▶ [WRITTEN INSTRUCTION] Copy every line of the records below that holds the word "this".
--- BEGIN MATERIAL ---
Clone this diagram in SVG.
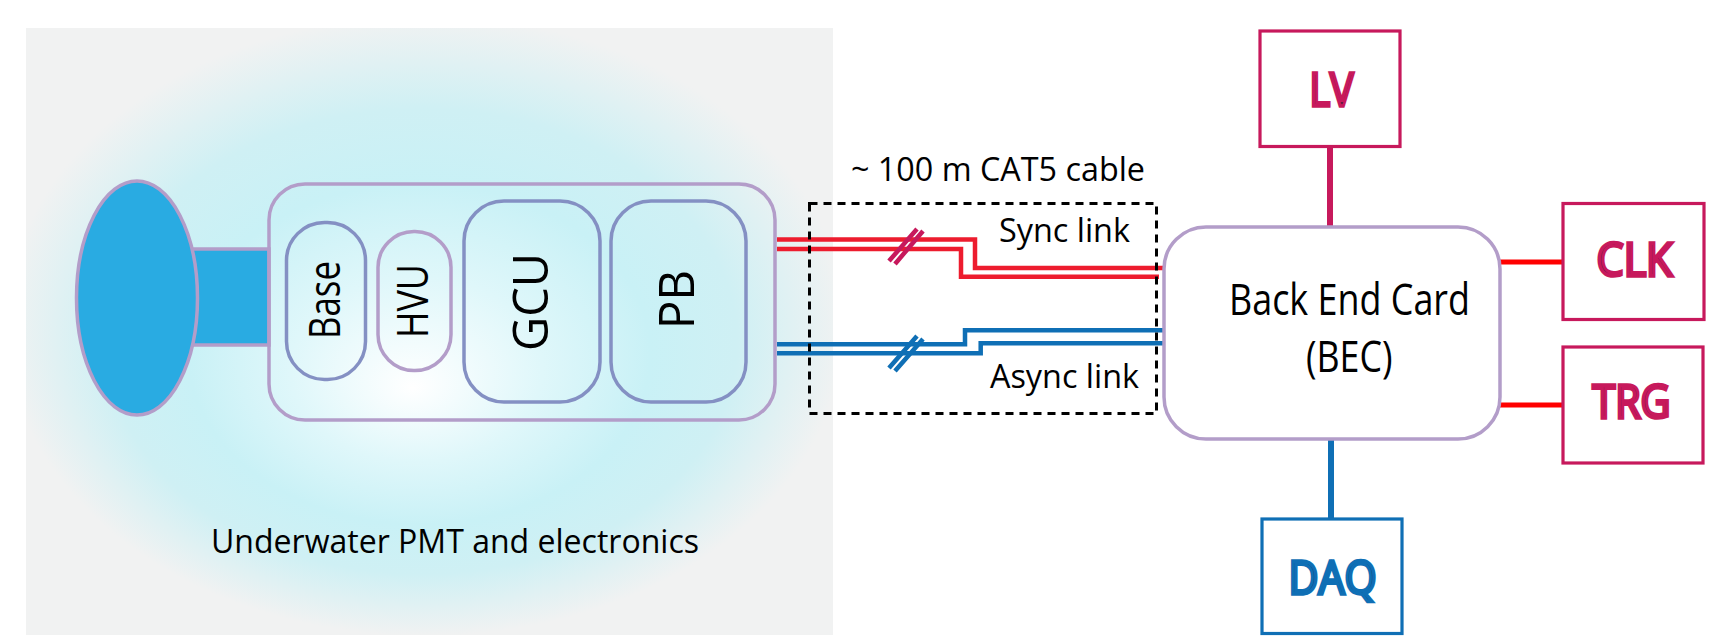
<svg xmlns="http://www.w3.org/2000/svg" width="1735" height="642" viewBox="0 0 1735 642">
<style>
text{font-family:"Open Sans","Noto Sans","Liberation Sans",sans-serif;fill:#000}
.pur{fill:none;stroke:#b39dc9;stroke-width:3.5}
.blu{fill:none;stroke:#8490c3;stroke-width:3.5}
.cr{fill:none;stroke:#c7195c;stroke-width:3.2}
.bl{fill:none;stroke:#0f6fb5;stroke-width:3.2}
.ws{font-size:33px}
.lab{stroke-width:3.4px}
.lc{fill:#5a1a40;stroke:#c7195c}
.lb{fill:#12406f;stroke:#0f6fb5}
.wr{fill:none;stroke:#ed1c2e;stroke-width:4.5}
.wb{fill:none;stroke:#0f6fb5;stroke-width:4.5}
</style>
<defs>
<radialGradient id="glow" gradientUnits="userSpaceOnUse" cx="0" cy="0" r="1" fx="-0.03" fy="0.2" gradientTransform="translate(425 326) scale(420 310)">
<stop offset="0" stop-color="#ffffff"/>
<stop offset="0.3" stop-color="#dff7fa"/>
<stop offset="0.55" stop-color="#c9f1f6"/>
<stop offset="0.75" stop-color="#cff0f4"/>
<stop offset="1" stop-color="#f1f2f2"/>
</radialGradient>
</defs>
<g id="panel">
<rect x="26" y="28" width="807" height="607" fill="#f1f2f2"/>
<rect x="26" y="28" width="807" height="607" fill="url(#glow)"/>
<text x="211" y="553" class="ws" textLength="488" lengthAdjust="spacingAndGlyphs">Underwater PMT and electronics</text>
</g>
<g id="connectors">
<path class="wr" d="M777 239.500H975V268H1163"/>
<path class="wr" d="M777 249H961V276.700H1159"/>
<path class="wb" d="M777 344.300H965V330.300H1163"/>
<path class="wb" d="M777 353.300H980.700V343.300H1163"/>
<path class="cr" style="stroke-width:4.500" d="M889 261L917 229M895 264L923 231"/>
<path class="bl" style="stroke-width:4.500" d="M889 368L917 336M895 371L923 339"/>
<path fill="none" stroke="#c7195c" stroke-width="6" d="M1330 146V227"/>
<path fill="none" stroke="#0f6fb5" stroke-width="6" d="M1331 439V519"/>
<path fill="none" stroke="#ff0000" stroke-width="5" d="M1499 262H1563M1499 405H1563"/>
</g>
<g id="cable">
<rect x="809.500" y="203.500" width="347" height="210" fill="none" stroke="#000" stroke-width="3" stroke-dasharray="8 6"/>
<text x="851" y="181" class="ws" textLength="294" lengthAdjust="spacingAndGlyphs">~ 100 m CAT5 cable</text>
<text x="999" y="242" class="ws" textLength="131" lengthAdjust="spacingAndGlyphs">Sync link</text>
<text x="990" y="388" class="ws" textLength="149" lengthAdjust="spacingAndGlyphs">Async link</text>
</g>
<g id="pmt">
<rect x="191" y="249" width="78" height="96" fill="#29abe2" stroke="#b39dc9" stroke-width="3.5"/>
<ellipse cx="137" cy="298" rx="60.500" ry="117" fill="#29abe2" stroke="#b39dc9" stroke-width="3.5"/>
</g>
<g id="electronics"><rect x="269" y="184" width="506" height="236" rx="36" ry="36" class="pur"/></g>
<g id="base"><rect x="286.500" y="222.500" width="79" height="157" rx="38" ry="38" class="blu"/>
<text transform="translate(340 339) rotate(-90)" font-size="43" textLength="78" lengthAdjust="spacingAndGlyphs">Base</text></g>
<g id="hvu"><rect x="378" y="231.500" width="73" height="139" rx="36" ry="36" class="pur"/>
<text transform="translate(428 338) rotate(-90)" font-size="43" textLength="74" lengthAdjust="spacingAndGlyphs">HVU</text></g>
<g id="gcu"><rect x="464" y="201" width="136" height="201" rx="40" ry="40" class="blu"/>
<text transform="translate(548 351) rotate(-90)" font-size="50" textLength="98" lengthAdjust="spacingAndGlyphs">GCU</text></g>
<g id="pb"><rect x="611" y="201" width="135" height="201" rx="40" ry="40" class="blu"/>
<text transform="translate(694 329) rotate(-90)" font-size="50" textLength="59" lengthAdjust="spacingAndGlyphs">PB</text></g>
<g id="bec"><rect x="1164" y="227" width="336" height="212" rx="42" ry="42" class="pur" style="fill:#fff"/>
<text x="1229" y="314.500" font-size="43" textLength="241" lengthAdjust="spacingAndGlyphs">Back End Card</text>
<text x="1306" y="371.500" font-size="43" textLength="86.500" lengthAdjust="spacingAndGlyphs">(BEC)</text></g>
<g id="lv"><rect x="1260" y="31" width="140" height="115.500" class="cr"/>
<text x="1309.500" y="106" font-size="45" class="lab lc" textLength="44" lengthAdjust="spacingAndGlyphs">LV</text></g>
<g id="clk"><rect x="1563" y="203.500" width="141" height="116" class="cr"/>
<text x="1596.500" y="275.500" font-size="45" class="lab lc" textLength="76" lengthAdjust="spacingAndGlyphs">CLK</text></g>
<g id="trg"><rect x="1563" y="347" width="140" height="116" class="cr"/>
<text x="1592.500" y="417.500" font-size="45" class="lab lc" textLength="78" lengthAdjust="spacingAndGlyphs">TRG</text></g>
<g id="daq"><rect x="1262" y="519" width="140" height="114.500" class="bl"/>
<text x="1288.500" y="593.500" font-size="45" class="lab lb" textLength="88" lengthAdjust="spacingAndGlyphs">DAQ</text></g>
</svg>
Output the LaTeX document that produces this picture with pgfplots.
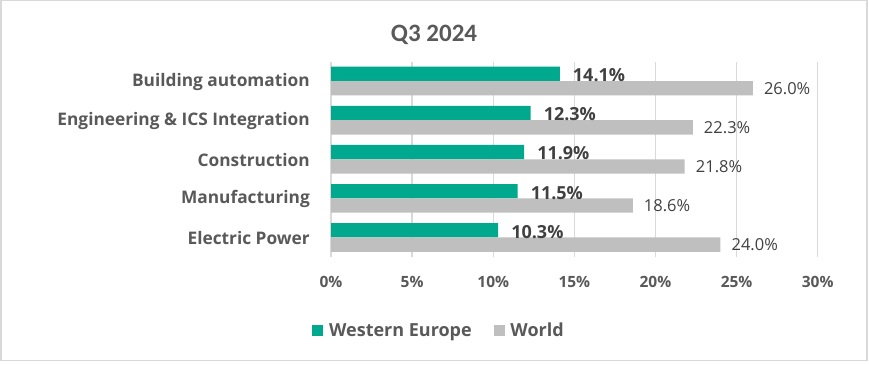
\documentclass[border=0pt]{standalone}
\usepackage{pgfplots}
\pgfplotsset{compat=1.18}
\usepackage{fontspec}
\setmainfont{Open Sans}
\newfontfamily\titlefont{Carlito}
\definecolor{teal1}{HTML}{00A88E}
\definecolor{gray1}{HTML}{BFBFBF}
\definecolor{txt}{HTML}{595959}
\definecolor{dtxt}{HTML}{404040}
\definecolor{grid1}{HTML}{D9D9D9}
\begin{document}
\begin{tikzpicture}
\useasboundingbox (0pt,0pt) rectangle (869pt,364pt);
\draw[grid1,line width=1.5pt] (0.75pt,3.75pt) rectangle (866.75pt,363.25pt);
\node[font=\titlefont\bfseries\fontsize{25}{25}\selectfont, text=txt] at (434pt,329pt) {Q3 2024};
\begin{axis}[
  at={(331pt,107pt)}, anchor=south west, scale only axis,
  width=486.7pt, height=195.5pt,
  /pgf/number format/assume math mode=true,
  xbar, xmin=0, xmax=30, ymin=-0.5, ymax=4.5,
  bar width=0.367,
  axis line style={draw=none},
  major tick length=0pt,
  xmajorgrids, grid style={grid1, line width=1.4pt},
  xtick={0,5,...,30},
  xticklabel={\pgfmathprintnumber{\tick}\%},
  xticklabel style={anchor=center, yshift=-24.5pt, inner sep=0pt, font=\bfseries\fontsize{15.5}{15.5}\selectfont, text=txt},
  ytick={0,1,2,3,4},
  yticklabels={Electric Power, Manufacturing, Construction, Engineering \& ICS Integration, Building automation},
  yticklabel style={anchor=east, xshift=-21pt, yshift=-0.5pt, inner sep=0pt, font=\bfseries\fontsize{17.3}{17.3}\selectfont, text=txt},
  point meta=x,
  legend style={at={(0.22,-0.377)}, anchor=center, draw=none, fill=none, legend columns=2,
    font=\bfseries\fontsize{18}{18}\selectfont, text=txt, inner sep=0pt,
    nodes={inner sep=0pt},
    /tikz/every odd column/.append style={column sep=5.7pt},
    /tikz/every even column/.append style={column sep=22pt}},
]
\addplot[fill=teal1, draw=none, bar shift=0.1835,
  nodes near coords={\pgfmathprintnumber[fixed,fixed zerofill,precision=1]{\pgfplotspointmeta}\%},
  every node near coord/.append style={anchor=west, inner sep=0pt, xshift=13pt, yshift=-1.5pt, font=\bfseries\fontsize{18}{18}\selectfont, text=dtxt},
  legend image code/.code={\fill[teal1] (0pt,-5.5pt) rectangle (11pt,5.5pt);}]
  coordinates {(14.1,4) (12.3,3) (11.9,2) (11.5,1) (10.3,0)};
\addlegendentry{Western Europe}
\addplot[fill=gray1, draw=none, bar shift=-0.1835,
  nodes near coords={\pgfmathprintnumber[fixed,fixed zerofill,precision=1]{\pgfplotspointmeta}\%},
  every node near coord/.append style={anchor=west, inner sep=0pt, xshift=11pt, yshift=-0.5pt, font=\fontsize{16.5}{16.5}\selectfont, text=dtxt},
  legend image code/.code={\fill[gray1] (0pt,-5.5pt) rectangle (11pt,5.5pt);}]
  coordinates {(26.0,4) (22.3,3) (21.8,2) (18.6,1) (24.0,0)};
\addlegendentry{World}
\end{axis}
\end{tikzpicture}
\end{document}
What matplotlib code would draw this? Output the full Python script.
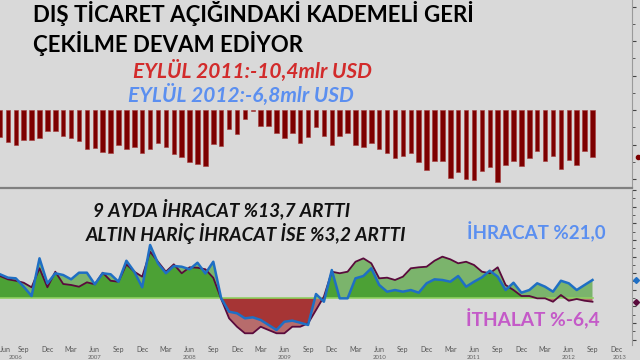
--- END MATERIAL ---
▶ [OUTPUT BELOW]
Clone this diagram in SVG.
Output the LaTeX document that produces this picture with pgfplots.
What matplotlib code would draw this? Output the full Python script.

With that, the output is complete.